- **EXERCISE DESCRIPTION**
Exactly as written, retype the listing below, omitting the pictures.

++++

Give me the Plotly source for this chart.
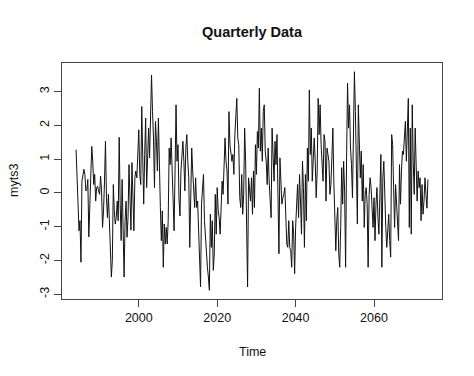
import plotly.graph_objects as go

# Quarterly series (ts start = 1984 Q1, frequency = 4)
start_year = 1984
frequency = 4

values_1984_1997 = [
    1.28, 0.35, -0.73, -1.12,
    -0.82, -2.05, 0.35, 0.60,
    0.70, 0.55, 0.06, 0.10, 0.40,
    -1.30, -0.24, 0.75, 1.38,
    0.94, 0.25, 0.55, -0.24,
    0.16, 0.20, 0.06, -0.04,
    0.50, 0.06, -1.02, -0.53,
    0.35, 1.53, -0.14, -0.73,
    -0.04, -1.02, -1.41, -2.49,
    -2.00, 0.25, -0.53, -0.92,
    -0.73, -0.24, -0.82, 1.65,
    -0.33, -1.41, 0.40, -1.80,
    -2.49, -0.82, -0.24, -1.31,
    -0.73, 0.84, -0.40, -1.10,
]
values_1998_2014 = [
    0.90, -0.04, -1.12, 0.45,
    0.65, 0.45, 1.43,
    1.87, 0.55, 0.25,
    2.56, 0.65, -0.33, 1.14,
    2.22, 0.16, 1.33,
    1.92, 1.04, 2.90,
    3.49,
    2.41, 1.63, 0.16, 2.12,
    1.53, 0.65, 2.22,
    0.16, -0.43, -1.41, -0.53,
    -2.20, -0.92, -1.51,
    -1.02, -1.51, -0.82,
    1.33, 0.84, 1.63,
    0.45, -0.24, -1.12, 0.65,
    2.61, 0.94, 1.43, -0.14,
    -0.68, 0.65, 1.14,
    1.53, 0.94, 0.06, 1.33,
    1.73, 0.94, 0.45,
    -1.61, -0.04, 1.33,
    0.65, 0.16, -0.43, 0.45,
]
values_2014_2031 = [
    -0.43, -0.24,
    -1.02, -2.00, -2.78,
    -0.33, 0.06, 0.55, -0.82,
    -1.31, -2.00, -2.20,
    -2.49, -2.88, -0.63, -1.61,
    -0.82, -2.29, -1.80,
    -0.04, -1.22, 0.16, -0.53,
    -0.73, -1.22, -0.63,
    0.35, -0.04, 0.94,
    1.63, 0.94, 0.65, -0.33,
    2.41, 1.43, 1.14, 0.94,
    1.14, 0.55, 1.73,
    2.12, 2.80, 1.63,
    1.43, -0.14, -0.43,
    0.55, -0.63, -0.04, 1.92,
    0.94, -0.43, -2.78,
    0.45, 0.16, -0.24,
    0.45, -0.63, 0.65,
    -0.43, 1.43, 0.55, 1.82,
    1.33, 3.10, 1.24,
]
values_2031_2047 = [
    1.92, 0.94,
    2.41, 2.61, 1.24,
    0.94, 0.25, 1.33,
    0.35, -0.33, -0.73,
    1.92, 1.04, 0.35, 1.53,
    0.84, 1.73, -0.92, -1.80,
    1.04, 0.45, -0.33, -0.14,
    -0.04, 0.16, -1.02,
    -1.51, -1.61, -0.82,
    -1.61, -1.71, -2.20,
    -0.82, -1.22, -2.39, -1.02,
    -0.53, 0.25, -0.73, 0.55,
    -0.24, -1.22, 0.94,
    0.16, -1.61, 0.55,
    -0.82, 1.33, 0.35,
    3.05, 1.14, 1.92, 0.35,
    1.33, 1.63, 0.94,
    -0.14, 0.65, 2.80, 1.73,
    2.61, 1.43, 0.94,
    0.35, 1.73, 1.53,
]
values_2047_2064 = [
    -0.24, 1.33,
    1.14, 0.94, -0.04, 0.25,
    1.04, 1.92, 0.35,
    -1.31, -1.71, -0.82,
    -0.43, -1.80, -2.20, -1.02,
    0.75, -0.33, 0.94,
    0.06, -2.20, 1.04,
    3.25, 1.92, 2.61, 1.33,
    0.84, -0.14, 1.53,
    3.59, 2.41, 1.04, -0.92,
    2.61, 1.53, 0.45,
    1.24, -0.24, 0.84,
    -1.02, -0.04, 0.16, -0.33,
    -2.20, -0.04, 0.45,
    0.16, -0.33, -1.02,
    -0.14, -1.41, -0.33,
    0.16, -0.73, -1.22, -0.04,
    1.14, -2.20, 0.45,
    0.94, -0.33, -1.02, -1.61,
    -1.22, -0.63, -1.41,
]
values_2064_2073 = [
    -1.90, 1.73,
    1.43, 0.16, -1.02, 0.25,
    -0.43, -0.73, -1.41,
    0.84, -0.33, 0.65,
    1.24, 1.14, 1.53,
    2.12, 0.94, 1.92,
    2.80, -1.02, 1.92, -1.22,
    2.61, 0.94, -0.04,
    1.92, 1.04, -0.24,
    0.65, 0.16, 0.45, -0.82,
    0.25, -0.63, -0.24,
    0.45, -0.04, -0.45, 0.40,
]

myts3 = (values_1984_1997 + values_1998_2014 + values_2014_2031
         + values_2031_2047 + values_2047_2064 + values_2064_2073)
time_index = [start_year + i / frequency for i in range(len(myts3))]

x_ticks = [2000, 2020, 2040, 2060]
y_ticks = [-3, -2, -1, 0, 1, 2, 3]


def r_range(vals):
    lo, hi = min(vals), max(vals)
    pad = 0.04 * (hi - lo)
    return [lo - pad, hi + pad]


ink = "#111111"
box = "#444444"
font_family = "Liberation Sans, Arial, Helvetica, sans-serif"

# the page body adds an 8px offset; the figure is sized to compensate
page_offset = 8
fig_w, fig_h = 474 - page_offset, 376 - page_offset

fig = go.Figure(
    go.Scatter(x=time_index, y=myts3, mode="lines",
               line=dict(color="#111111", width=1), hoverinfo="skip")
)

axis_common = dict(
    showgrid=False, zeroline=False, showline=True, mirror=True,
    linecolor=box, linewidth=1, ticks="outside", ticklen=7,
    tickwidth=1, tickcolor=box, tickfont=dict(size=12.5, color=ink),
)

fig.update_xaxes(range=r_range(time_index), tickmode="array",
                 tickvals=x_ticks, ticktext=[str(t) for t in x_ticks],
                 **axis_common)
fig.update_yaxes(range=r_range(myts3), tickmode="array",
                 tickvals=y_ticks, ticktext=[str(t) for t in y_ticks],
                 tickangle=-90, **axis_common)

fig.update_layout(
    width=fig_w, height=fig_h,
    margin=dict(l=62 - page_offset, r=32, t=63 - page_offset, b=77),
    paper_bgcolor="white", plot_bgcolor="white",
    showlegend=False,
    font=dict(family=font_family, size=12.5, color=ink),
    title=dict(text="<b>Quarterly Data</b>",
               x=(252 - page_offset) / fig_w, xanchor="center",
               xref="container", y=1 - (32 - page_offset) / fig_h,
               yanchor="middle", yref="container",
               font=dict(size=14.5, color=ink)),
    annotations=[
        dict(text="Time", xref="paper", yref="paper", x=0.5, y=0,
             xanchor="center", yanchor="middle", yshift=-53,
             showarrow=False, font=dict(size=12.5, color=ink)),
        dict(text="myts3", xref="paper", yref="paper", x=0, y=0.5,
             xanchor="center", yanchor="middle", xshift=-48,
             textangle=-90, showarrow=False,
             font=dict(size=12.5, color=ink)),
    ],
)

fig.write_html("out.html")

++++

- **EXERCISE RESULT**
Give me the Plotly source for this chart.
import plotly.graph_objects as go

# Quarterly series (ts start = 1984 Q1, frequency = 4)
start_year = 1984
frequency = 4

values_1984_1997 = [
    1.28, 0.35, -0.73, -1.12,
    -0.82, -2.05, 0.35, 0.60,
    0.70, 0.55, 0.06, 0.10, 0.40,
    -1.30, -0.24, 0.75, 1.38,
    0.94, 0.25, 0.55, -0.24,
    0.16, 0.20, 0.06, -0.04,
    0.50, 0.06, -1.02, -0.53,
    0.35, 1.53, -0.14, -0.73,
    -0.04, -1.02, -1.41, -2.49,
    -2.00, 0.25, -0.53, -0.92,
    -0.73, -0.24, -0.82, 1.65,
    -0.33, -1.41, 0.40, -1.80,
    -2.49, -0.82, -0.24, -1.31,
    -0.73, 0.84, -0.40, -1.10,
]
values_1998_2014 = [
    0.90, -0.04, -1.12, 0.45,
    0.65, 0.45, 1.43,
    1.87, 0.55, 0.25,
    2.56, 0.65, -0.33, 1.14,
    2.22, 0.16, 1.33,
    1.92, 1.04, 2.90,
    3.49,
    2.41, 1.63, 0.16, 2.12,
    1.53, 0.65, 2.22,
    0.16, -0.43, -1.41, -0.53,
    -2.20, -0.92, -1.51,
    -1.02, -1.51, -0.82,
    1.33, 0.84, 1.63,
    0.45, -0.24, -1.12, 0.65,
    2.61, 0.94, 1.43, -0.14,
    -0.68, 0.65, 1.14,
    1.53, 0.94, 0.06, 1.33,
    1.73, 0.94, 0.45,
    -1.61, -0.04, 1.33,
    0.65, 0.16, -0.43, 0.45,
]
values_2014_2031 = [
    -0.43, -0.24,
    -1.02, -2.00, -2.78,
    -0.33, 0.06, 0.55, -0.82,
    -1.31, -2.00, -2.20,
    -2.49, -2.88, -0.63, -1.61,
    -0.82, -2.29, -1.80,
    -0.04, -1.22, 0.16, -0.53,
    -0.73, -1.22, -0.63,
    0.35, -0.04, 0.94,
    1.63, 0.94, 0.65, -0.33,
    2.41, 1.43, 1.14, 0.94,
    1.14, 0.55, 1.73,
    2.12, 2.80, 1.63,
    1.43, -0.14, -0.43,
    0.55, -0.63, -0.04, 1.92,
    0.94, -0.43, -2.78,
    0.45, 0.16, -0.24,
    0.45, -0.63, 0.65,
    -0.43, 1.43, 0.55, 1.82,
    1.33, 3.10, 1.24,
]
values_2031_2047 = [
    1.92, 0.94,
    2.41, 2.61, 1.24,
    0.94, 0.25, 1.33,
    0.35, -0.33, -0.73,
    1.92, 1.04, 0.35, 1.53,
    0.84, 1.73, -0.92, -1.80,
    1.04, 0.45, -0.33, -0.14,
    -0.04, 0.16, -1.02,
    -1.51, -1.61, -0.82,
    -1.61, -1.71, -2.20,
    -0.82, -1.22, -2.39, -1.02,
    -0.53, 0.25, -0.73, 0.55,
    -0.24, -1.22, 0.94,
    0.16, -1.61, 0.55,
    -0.82, 1.33, 0.35,
    3.05, 1.14, 1.92, 0.35,
    1.33, 1.63, 0.94,
    -0.14, 0.65, 2.80, 1.73,
    2.61, 1.43, 0.94,
    0.35, 1.73, 1.53,
]
values_2047_2064 = [
    -0.24, 1.33,
    1.14, 0.94, -0.04, 0.25,
    1.04, 1.92, 0.35,
    -1.31, -1.71, -0.82,
    -0.43, -1.80, -2.20, -1.02,
    0.75, -0.33, 0.94,
    0.06, -2.20, 1.04,
    3.25, 1.92, 2.61, 1.33,
    0.84, -0.14, 1.53,
    3.59, 2.41, 1.04, -0.92,
    2.61, 1.53, 0.45,
    1.24, -0.24, 0.84,
    -1.02, -0.04, 0.16, -0.33,
    -2.20, -0.04, 0.45,
    0.16, -0.33, -1.02,
    -0.14, -1.41, -0.33,
    0.16, -0.73, -1.22, -0.04,
    1.14, -2.20, 0.45,
    0.94, -0.33, -1.02, -1.61,
    -1.22, -0.63, -1.41,
]
values_2064_2073 = [
    -1.90, 1.73,
    1.43, 0.16, -1.02, 0.25,
    -0.43, -0.73, -1.41,
    0.84, -0.33, 0.65,
    1.24, 1.14, 1.53,
    2.12, 0.94, 1.92,
    2.80, -1.02, 1.92, -1.22,
    2.61, 0.94, -0.04,
    1.92, 1.04, -0.24,
    0.65, 0.16, 0.45, -0.82,
    0.25, -0.63, -0.24,
    0.45, -0.04, -0.45, 0.40,
]

myts3 = (values_1984_1997 + values_1998_2014 + values_2014_2031
         + values_2031_2047 + values_2047_2064 + values_2064_2073)
time_index = [start_year + i / frequency for i in range(len(myts3))]

x_ticks = [2000, 2020, 2040, 2060]
y_ticks = [-3, -2, -1, 0, 1, 2, 3]


def r_range(vals):
    lo, hi = min(vals), max(vals)
    pad = 0.04 * (hi - lo)
    return [lo - pad, hi + pad]


ink = "#111111"
box = "#444444"
font_family = "Liberation Sans, Arial, Helvetica, sans-serif"

# the page body adds an 8px offset; the figure is sized to compensate
page_offset = 8
fig_w, fig_h = 474 - page_offset, 376 - page_offset

fig = go.Figure(
    go.Scatter(x=time_index, y=myts3, mode="lines",
               line=dict(color="#111111", width=1), hoverinfo="skip")
)

axis_common = dict(
    showgrid=False, zeroline=False, showline=True, mirror=True,
    linecolor=box, linewidth=1, ticks="outside", ticklen=7,
    tickwidth=1, tickcolor=box, tickfont=dict(size=12.5, color=ink),
)

fig.update_xaxes(range=r_range(time_index), tickmode="array",
                 tickvals=x_ticks, ticktext=[str(t) for t in x_ticks],
                 **axis_common)
fig.update_yaxes(range=r_range(myts3), tickmode="array",
                 tickvals=y_ticks, ticktext=[str(t) for t in y_ticks],
                 tickangle=-90, **axis_common)

fig.update_layout(
    width=fig_w, height=fig_h,
    margin=dict(l=62 - page_offset, r=32, t=63 - page_offset, b=77),
    paper_bgcolor="white", plot_bgcolor="white",
    showlegend=False,
    font=dict(family=font_family, size=12.5, color=ink),
    title=dict(text="<b>Quarterly Data</b>",
               x=(252 - page_offset) / fig_w, xanchor="center",
               xref="container", y=1 - (32 - page_offset) / fig_h,
               yanchor="middle", yref="container",
               font=dict(size=14.5, color=ink)),
    annotations=[
        dict(text="Time", xref="paper", yref="paper", x=0.5, y=0,
             xanchor="center", yanchor="middle", yshift=-53,
             showarrow=False, font=dict(size=12.5, color=ink)),
        dict(text="myts3", xref="paper", yref="paper", x=0, y=0.5,
             xanchor="center", yanchor="middle", xshift=-48,
             textangle=-90, showarrow=False,
             font=dict(size=12.5, color=ink)),
    ],
)

fig.write_html("out.html")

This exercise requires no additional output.